Brexit: The Day After

As we suspected following the dramatic plunge in markets over the previous two sessions a bounce was likely. On Tuesday, stocks showed a bounce back to the upside, but nowhere reaching sufficient gains to even measure as an offset to the huge losses. This kind of bounce is often referred to as a “dead cat bounce”, suggesting that after such dramatic selling even a dead cat will bounce from such a high fall.

The major indexes finished the day near the highs of the day. The Dow surged up 269 points (+1.6%) to 17,410, the Nasdaq soared 97 points (+2.1%) to 4,692 and the S&P 500 jumped 36 points (+1.8%) to 2,036. The NYSE finished at +1.88% and the small cap Russell 2000 at +1.62%.

Overseas, the Asia-Pacific region turned in another mixed performance. Japan’s Nikkei 225 Index crept up by 0.1 percent, while Hong Kong’s Hang Seng Index edged down by 0.3 percent. China’s Shanghai Index was up by 0.6 percent.

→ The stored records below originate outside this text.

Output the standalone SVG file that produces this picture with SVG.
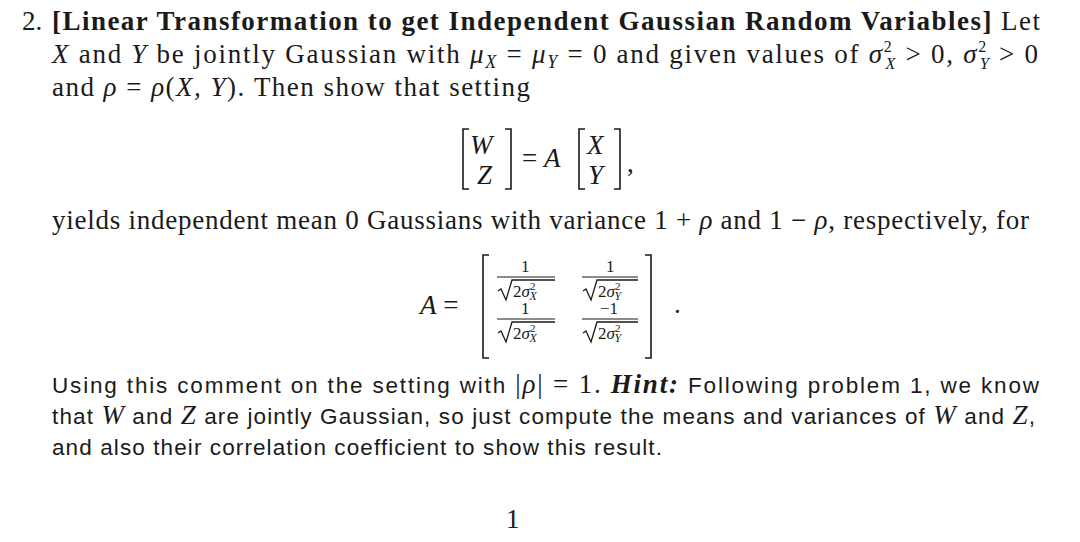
<svg xmlns="http://www.w3.org/2000/svg" width="1080" height="542" viewBox="0 0 1080 542">
<style>
.s{font-family:"Liberation Serif","DejaVu Serif",serif;font-size:27px;fill:#1a1a1a}
.i{font-style:italic}
.b{font-weight:bold}
.ss{font-family:"Liberation Sans","DejaVu Sans",sans-serif;font-size:22.5px;fill:#1a1a1a}
.sm{font-family:"Liberation Serif",serif;font-size:17px;fill:#1a1a1a}
.xs{font-family:"Liberation Serif",serif;font-size:12px;fill:#1a1a1a;font-style:italic}
.br{fill:none;stroke:#1a1a1a;stroke-width:1.6}
.ln{stroke:#1a1a1a;stroke-width:1.1}
.rt{fill:none;stroke:#1a1a1a;stroke-width:1.3}
</style>
<rect width="1080" height="542" fill="#fff"/>
<text class="s" x="22" y="30">2.</text>
<text class="s" x="52" y="30" textLength="988" lengthAdjust="spacing"><tspan class="b">[Linear Transformation to get Independent Gaussian Random Variables]</tspan> Let</text>
<text class="s" x="52" y="63" textLength="986" lengthAdjust="spacing"><tspan class="i">X</tspan> and <tspan class="i">Y</tspan> be jointly Gaussian with <tspan class="i">μ</tspan><tspan class="i" font-size="18" dy="5">X</tspan><tspan dy="-5"> = </tspan><tspan class="i">μ</tspan><tspan class="i" font-size="18" dy="5">Y</tspan><tspan dy="-5"> = 0 and given values of </tspan><tspan class="i">σ</tspan><tspan font-size="16" dy="-11">2</tspan><tspan class="i" font-size="16" dx="-8" dy="17">X</tspan><tspan dy="-6"> &gt; 0, </tspan><tspan class="i">σ</tspan><tspan font-size="16" dy="-11">2</tspan><tspan class="i" font-size="16" dx="-8" dy="17">Y</tspan><tspan dy="-6"> &gt; 0</tspan></text>
<text class="s" x="52" y="96" textLength="478" lengthAdjust="spacing">and <tspan class="i">ρ</tspan> = <tspan class="i">ρ</tspan>(<tspan class="i">X, Y</tspan>).  Then show that setting</text>

<g id="eq1">
<path class="br" d="M469,129 h-6 v60 h6 M505,129 h6 v60 h-6"/>
<text class="s i" x="470" y="154">W</text>
<text class="s i" x="477" y="184">Z</text>
<text class="s" x="522" y="167">= <tspan class="i">A</tspan></text>
<path class="br" d="M585,129 h-6 v60 h6 M614,129 h6 v60 h-6"/>
<text class="s i" x="587" y="154">X</text>
<text class="s i" x="588" y="184">Y</text>
<text class="s" x="627" y="172">,</text>
</g>

<text class="s" x="52" y="229" textLength="977" lengthAdjust="spacing">yields independent mean 0 Gaussians with variance 1 + <tspan class="i">ρ</tspan> and 1 − <tspan class="i">ρ</tspan>, respectively, for</text>

<g id="eqA">
<text class="s" x="420" y="314"><tspan class="i">A</tspan> =</text>
<path class="br" d="M489,255 h-6 v103 h6 M645,255 h6 v103 h-6"/>
<text class="sm" x="521" y="272">1</text>
<line class="ln" x1="497" y1="277" x2="555" y2="277"/>
<path class="rt" d="M498,291 l3,-2 l5,11 l6,-20 h43"/>
<text class="sm" x="513" y="297">2<tspan class="i">σ</tspan><tspan font-size="11" dy="-7">2</tspan><tspan class="xs" dx="-6" dy="10">X</tspan></text>
<text class="sm" x="606" y="272">1</text>
<line class="ln" x1="582" y1="277" x2="638" y2="277"/>
<path class="rt" d="M583,291 l3,-2 l5,11 l6,-20 h41"/>
<text class="sm" x="598" y="297">2<tspan class="i">σ</tspan><tspan font-size="11" dy="-7">2</tspan><tspan class="xs" dx="-6" dy="10">Y</tspan></text>
<text class="sm" x="521" y="314">1</text>
<line class="ln" x1="497" y1="319" x2="555" y2="319"/>
<path class="rt" d="M498,333 l3,-2 l5,11 l6,-20 h43"/>
<text class="sm" x="513" y="339">2<tspan class="i">σ</tspan><tspan font-size="11" dy="-7">2</tspan><tspan class="xs" dx="-6" dy="10">X</tspan></text>
<text class="sm" x="600" y="314">−1</text>
<line class="ln" x1="582" y1="319" x2="638" y2="319"/>
<path class="rt" d="M583,333 l3,-2 l5,11 l6,-20 h41"/>
<text class="sm" x="598" y="339">2<tspan class="i">σ</tspan><tspan font-size="11" dy="-7">2</tspan><tspan class="xs" dx="-6" dy="10">Y</tspan></text>
<text class="s" x="674" y="313">.</text>
</g>

<text class="ss" x="52" y="393" textLength="987" lengthAdjust="spacing">Using this comment on the setting with <tspan class="s">|<tspan class="i">ρ</tspan>| = 1.</tspan> <tspan class="s b i">Hint:</tspan> Following problem 1, we know</text>
<text class="ss" x="52" y="424" textLength="983" lengthAdjust="spacing">that <tspan class="s i">W</tspan> and <tspan class="s i">Z</tspan> are jointly Gaussian, so just compute the means and variances of <tspan class="s i">W</tspan> and <tspan class="s i">Z</tspan>,</text>
<text class="ss" x="52" y="455" textLength="610" lengthAdjust="spacing">and also their correlation coefficient to show this result.</text>
<text class="s" x="506" y="528">1</text>
</svg>
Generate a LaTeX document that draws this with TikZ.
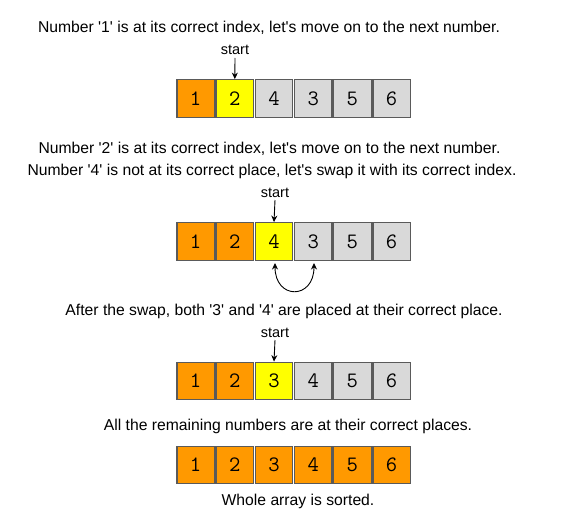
\documentclass[tikz,border=0pt]{standalone}
\usepackage{fontspec}
\newfontfamily\capfont{Liberation Sans}
\usetikzlibrary{arrows.meta}
\definecolor{cOrange}{HTML}{FF9900}
\definecolor{cYellow}{HTML}{FFFF00}
\definecolor{cGray}{HTML}{D9D9D9}
\definecolor{cBorder}{HTML}{5A5A5A}
\tikzset{
  cell/.style={draw=cBorder, line width=1.3pt, minimum width=37.5pt, minimum height=37.5pt, inner sep=0pt, font=\ttfamily\fontsize{22}{22}\selectfont},
  orange/.style={cell, fill=cOrange},
  yellow/.style={cell, fill=cYellow},
  gray/.style={cell, fill=cGray},
  caption/.style={font=\capfont\fontsize{15.7}{17}\selectfont, inner sep=0pt, anchor=base},
  startlbl/.style={font=\capfont\fontsize{14.5}{15}\selectfont, inner sep=0pt, anchor=base},
  arr/.style={-{Stealth[length=6.5pt,width=6pt]}, line width=0.9pt}
}
\begin{document}
\begin{tikzpicture}[x=1pt,y=-1pt]
\useasboundingbox (0,0) rectangle (569,516);
% row 1
\node[caption] (t1) at (269,33) {Number '1' is at its correct index, let's move on to the next number.};
\node[orange] (a1) at (195.6,98.5) {1};
\node[yellow] (a2) at (234.8,98.5) {2};
\node[gray] (a3) at (274.0,98.5) {4};
\node[gray] (a4) at (313.2,98.5) {3};
\node[gray] (a5) at (352.4,98.5) {5};
\node[gray] (a6) at (391.6,98.5) {6};
\node[startlbl] (s1) at (235,55) {start};
\coordinate (s1a) at (235,58);
\draw[arr] (s1a) -- (a2.north);
% row 2
\node[caption] (t2) at (269.5,153) {Number '2' is at its correct index, let's move on to the next number.};
\node[caption] (t3) at (272,175) {Number '4' is not at its correct place, let's swap it with its correct index.};
\node[orange] (b1) at (195.6,241.5) {1};
\node[orange] (b2) at (234.8,241.5) {2};
\node[yellow] (b3) at (274.0,241.5) {4};
\node[gray] (b4) at (313.2,241.5) {3};
\node[gray] (b5) at (352.4,241.5) {5};
\node[gray] (b6) at (391.6,241.5) {6};
\node[startlbl] (s2) at (275,197) {start};
\coordinate (s2a) at (275,200);
\draw[arr] (s2a) -- (b3.north);
\coordinate (sw1) at (275,263);
\coordinate (sw2) at (314,263);
\draw[{Stealth[length=6.5pt,width=6pt]}-{Stealth[length=6.5pt,width=6pt]}, line width=0.9pt]
  (sw1) .. controls (275,300) and (314,300) .. (sw2);
% row 3
\node[caption] (t4) at (284,315) {After the swap, both '3' and '4' are placed at their correct place.};
\node[orange] (c1) at (195.6,381) {1};
\node[orange] (c2) at (234.8,381) {2};
\node[yellow] (c3) at (274.0,381) {3};
\node[gray] (c4) at (313.2,381) {4};
\node[gray] (c5) at (352.4,381) {5};
\node[gray] (c6) at (391.6,381) {6};
\node[startlbl] (s3) at (275,337) {start};
\coordinate (s3a) at (275,340);
\draw[arr] (s3a) -- (c3.north);
% row 4
\node[caption] (t5) at (288,430) {All the remaining numbers are at their correct places.};
\node[orange] (d1) at (195.6,465) {1};
\node[orange] (d2) at (234.8,465) {2};
\node[orange] (d3) at (274.0,465) {3};
\node[orange] (d4) at (313.2,465) {4};
\node[orange] (d5) at (352.4,465) {5};
\node[orange] (d6) at (391.6,465) {6};
\node[caption] (t6) at (298,505) {Whole array is sorted.};
\end{tikzpicture}
\end{document}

Meanwhile, the major European markets all moved sharply higher on the day. While the German DAX Index surged up by 1.9 percent, the U.K.’s FTSE 100 Index and the French CAC 40 Index both soared by 2.6 percent.

The media explanation of today’s bounce on Wall Street was that traders were motivated to pick up “discounted” stock positions as bargains. I say most of this bounce was simply computerized buying as stocks across the board had broken down below the 50 and 200-day moving averages, where many of these trading programs have been tweaked to automatically buy.

Traders and fund managers who were caught unawares of the Brexit Sell-Off will watch this bounce carefully. If it starts to weaken in the next day or so then they will jump on the opportunity to book their losses at a smaller level, leading to another volatile selling spree.

Volatility is the winner following the Brexit vote. But this is a type of volatility that is hard to predict on a day to day basis. We remain convinced that going forward this summer in particular, we will see dramatic sell-offs and dramatic rallies as the overall markets continue to decline in a jagged path downward.